Education and Workforce Data That Show Why Geometry Skills Matter
Geometry and trigonometry readiness are strongly tied to broader quantitative performance. U.S. federal education reporting continues to show large proficiency gaps in middle-grade mathematics, where geometric reasoning is a core strand.
| NAEP Mathematics (2022) | At or Above Proficient | Source |
|---|---|---|
| Grade 4 | 36% | NCES NAEP |
| Grade 8 | 26% | NCES NAEP |
Source: National Center for Education Statistics NAEP Mathematics reporting: nces.ed.gov.
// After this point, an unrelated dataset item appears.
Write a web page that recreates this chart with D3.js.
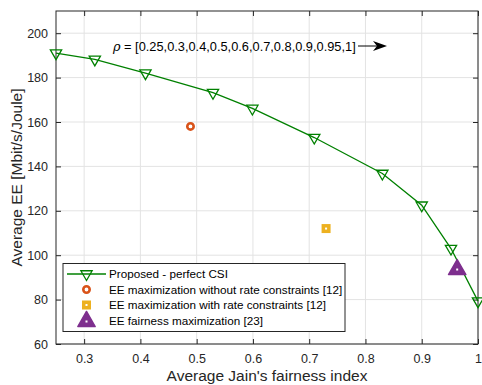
<!DOCTYPE html>
<html>
<head>
<meta charset="utf-8">
<script src="https://cdn.jsdelivr.net/npm/d3@7"></script>
<style>
  body { margin: 0; background: #fff; }
  svg { font-family: "Liberation Sans", Arial, sans-serif; }
</style>
</head>
<body>
<div id="chart"></div>
<script>
// Proposed - perfect CSI curve
const fairness = [0.25, 0.319, 0.409, 0.529, 0.599, 0.709, 0.83, 0.9, 0.952, 1.0];
const eeProposed = [191, 188.2, 182, 173.2, 166.1, 153, 136.8, 122.5, 103, 79.3];

// single-point baselines
const eeNoRate = { x: 0.489, y: 158 };
const eeWithRate = { x: 0.73, y: 112 };
const eeFairness = { x: 0.963, y: 94 };

const xTicks = [0.3, 0.4, 0.5, 0.6, 0.7, 0.8, 0.9, 1];
const yTicks = [60, 80, 100, 120, 140, 160, 180, 200];

const legendLabels = [
  "Proposed - perfect CSI",
  "EE maximization without rate constraints [12]",
  "EE maximization with rate constraints [12]",
  "EE fairness maximization [23]"
];

const W = 482, H = 385;
const margin = { top: 11, right: 4, bottom: 41, left: 56 };
const width = W - margin.left - margin.right,
      height = H - margin.top - margin.bottom;

const green = "#008000", orange = "#D95319", yellow = "#EDB120", purple = "#7E2F8E";

const svg = d3.select("#chart").append("svg")
    .attr("width", W)
    .attr("height", H);

const g = svg.append("g")
    .attr("transform", "translate(" + margin.left + "," + margin.top + ")");

const x = d3.scaleLinear().domain([0.25, 1]).range([0, width]);
const y = d3.scaleLinear().domain([60, 210]).range([height, 0]);

// grid
g.append("g").selectAll("line").data(xTicks).enter().append("line")
    .attr("x1", d => x(d)).attr("x2", d => x(d))
    .attr("y1", 0).attr("y2", height)
    .attr("stroke", "#e3e3e3").attr("stroke-width", 1);
g.append("g").selectAll("line").data(yTicks).enter().append("line")
    .attr("x1", 0).attr("x2", width)
    .attr("y1", d => y(d)).attr("y2", d => y(d))
    .attr("stroke", "#e3e3e3").attr("stroke-width", 1);

// axes (ticks inward, matlab style)
const axisStyle = sel => {
  sel.select(".domain").remove();
  sel.selectAll("line").attr("stroke", "#262626");
  sel.selectAll("text").attr("fill", "#262626").style("font-size", "12.5px");
};
g.append("g").attr("transform", "translate(0," + height + ")")
    .call(d3.axisBottom(x).tickValues(xTicks).tickFormat(d3.format("")).tickSizeInner(-5).tickPadding(10))
    .call(axisStyle);
g.append("g")
    .call(d3.axisTop(x).tickValues(xTicks).tickFormat("").tickSizeInner(-5))
    .call(axisStyle);
g.append("g")
    .call(d3.axisLeft(y).tickValues(yTicks).tickSizeInner(-5).tickPadding(8))
    .call(axisStyle);
g.append("g").attr("transform", "translate(" + width + ",0)")
    .call(d3.axisRight(y).tickValues(yTicks).tickFormat("").tickSizeInner(-5))
    .call(axisStyle);

// frame
g.append("rect")
    .attr("width", width).attr("height", height)
    .attr("fill", "none").attr("stroke", "#262626").attr("stroke-width", 1);

// axis labels
svg.append("text")
    .attr("x", margin.left + width / 2).attr("y", 381)
    .attr("text-anchor", "middle").style("font-size", "15.5px").attr("fill", "#262626")
    .text("Average Jain's fairness index");
svg.append("text")
    .attr("transform", "translate(22," + (margin.top + height / 2) + ") rotate(-90)")
    .attr("text-anchor", "middle").style("font-size", "15.5px").attr("fill", "#262626")
    .text("Average EE [Mbit/s/Joule]");

// markers
const triDown = d3.symbol().type(d3.symbolTriangle).size(55);
function drawTriDown(sel, cx, cy) {
  sel.append("path").attr("d", triDown())
    .attr("transform", "translate(" + cx + "," + cy + ") rotate(180)")
    .attr("fill", "none").attr("stroke", green).attr("stroke-width", 1.3);
}
function drawCircle(sel, cx, cy) {
  sel.append("circle").attr("cx", cx).attr("cy", cy).attr("r", 3.2)
    .attr("fill", "#fff").attr("stroke", orange).attr("stroke-width", 2.6);
}
function drawSquare(sel, cx, cy) {
  sel.append("rect").attr("x", cx - 4.5).attr("y", cy - 4.5).attr("width", 9).attr("height", 9)
    .attr("fill", yellow);
  sel.append("rect").attr("x", cx - 1).attr("y", cy - 1).attr("width", 2).attr("height", 2)
    .attr("fill", "#fff");
}
function drawTriUp(sel, cx, cy) {
  sel.append("path").attr("d", d3.symbol().type(d3.symbolTriangle).size(130)())
    .attr("transform", "translate(" + cx + "," + (cy + 1) + ")")
    .attr("fill", purple).attr("stroke", purple).attr("stroke-width", 1.5).attr("stroke-linejoin", "round");
  sel.append("rect").attr("x", cx - 1).attr("y", cy).attr("width", 2).attr("height", 2)
    .attr("fill", "#fff");
}

// proposed curve
const line = d3.line().x((d, i) => x(fairness[i])).y(d => y(d));
g.append("path").datum(eeProposed)
    .attr("d", line).attr("fill", "none").attr("stroke", green).attr("stroke-width", 1.3);
eeProposed.forEach((v, i) => drawTriDown(g, x(fairness[i]), y(v)));

drawCircle(g, x(eeNoRate.x), y(eeNoRate.y));
drawSquare(g, x(eeWithRate.x), y(eeWithRate.y));
drawTriUp(g, x(eeFairness.x), y(eeFairness.y));

// annotation
const ann = svg.append("text").attr("x", 113).attr("y", 50.5)
    .style("font-size", "12.8px").attr("fill", "#000");
ann.append("tspan").style("font-style", "italic").style("font-family", "DejaVu Serif, serif").text("\u03C1");
ann.append("tspan").text(" = [0.25,0.3,0.4,0.5,0.6,0.7,0.8,0.9,0.95,1]");
svg.append("line").attr("x1", 358).attr("x2", 380).attr("y1", 46).attr("y2", 46)
    .attr("stroke", "#000").attr("stroke-width", 1);
svg.append("path").attr("d", "M387,46 L373,41 L377,46 L373,51 Z").attr("fill", "#000");

// legend
const lg = svg.append("g");
lg.append("rect").attr("x", 63).attr("y", 263.5).attr("width", 282).attr("height", 68)
    .attr("fill", "#fff").attr("stroke", "#262626").attr("stroke-width", 1);
const rowY = [274, 289.5, 305, 320.5];
lg.append("line").attr("x1", 67).attr("x2", 106).attr("y1", rowY[0]).attr("y2", rowY[0])
    .attr("stroke", green).attr("stroke-width", 1.3);
drawTriDown(lg, 86.5, rowY[0]);
drawCircle(lg, 86.5, rowY[1]);
drawSquare(lg, 86.5, rowY[2]);
drawTriUp(lg, 86.5, rowY[3]);
lg.selectAll("text.leg").data(legendLabels).enter().append("text")
    .attr("class", "leg")
    .attr("x", 109).attr("y", (d, i) => rowY[i] + 4)
    .style("font-size", "11.7px").attr("fill", "#000")
    .text(d => d);
</script>
</body>
</html>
These figures are important for anyone teaching or learning triangle methods: foundational fluency in ratio reasoning, algebraic manipulation, and inverse functions is essential for accurate angle reconstruction from side lengths.
| Occupation (U.S.) | 2022 Employment | Projected Growth (2022-2032) | Source |
|---|---|---|---|
| Civil Engineers | About 323,900 | About 5% | BLS OOH |
| Architects | About 129,900 | About 5% | BLS OOH |
| Surveying and Mapping Technicians | About 64,000 | About 3% | BLS OOH |
Sources: U.S. Bureau of Labor Statistics Occupational Outlook Handbook pages, including Civil Engineers and related architecture/engineering listings at bls.gov/ooh.
Authoritative References for Learning the Underlying Trigonometry
For formal learning or instruction design, combine interactive calculators with authoritative curriculum references. A strong sequence is: triangle inequality, Law of Cosines derivation, inverse cosine handling, rounding policy, and validation checks.
- U.S. Department of Education data context for math performance: nces.ed.gov
- U.S. labor relevance for applied quantitative geometry: bls.gov
- University-level trigonometric foundations and problem sets: Emory University math resource (.edu)
Advanced Notes for Technical Users
In production-grade calculators, numeric stability matters. Because floating-point arithmetic can produce values like 1.0000000002 from mathematically valid expressions, always clamp cosine values before arccos. Also, if a triangle is nearly degenerate, tiny side perturbations can create large angular changes. If your workflow depends on high confidence, include uncertainty propagation or at least input tolerances and confidence intervals.
Another practical enhancement is dual output in both degrees and radians, plus side-derived properties such as perimeter, semiperimeter, and area from Heron’s formula. These extra metrics support engineering checks and improve user trust by allowing cross-verification. For example, a triangle with very large side spread might appear visually skewed; seeing both angle and area outputs helps validate that the result is physically reasonable.
Quick Recap
- Enter three positive side lengths.
- Verify triangle inequality.
- Use Law of Cosines three times for A, B, C.
- Convert radians to degrees if needed.
- Check that A + B + C = 180° (or π radians).
- Classify triangle type and review area/perimeter for sanity checks.
With this method, you can reliably calculate angles in any valid triangle from lengths alone. If you are building educational tools, site calculators, or engineering preprocessors, this approach is accurate, explainable, and easy to test against known benchmarks.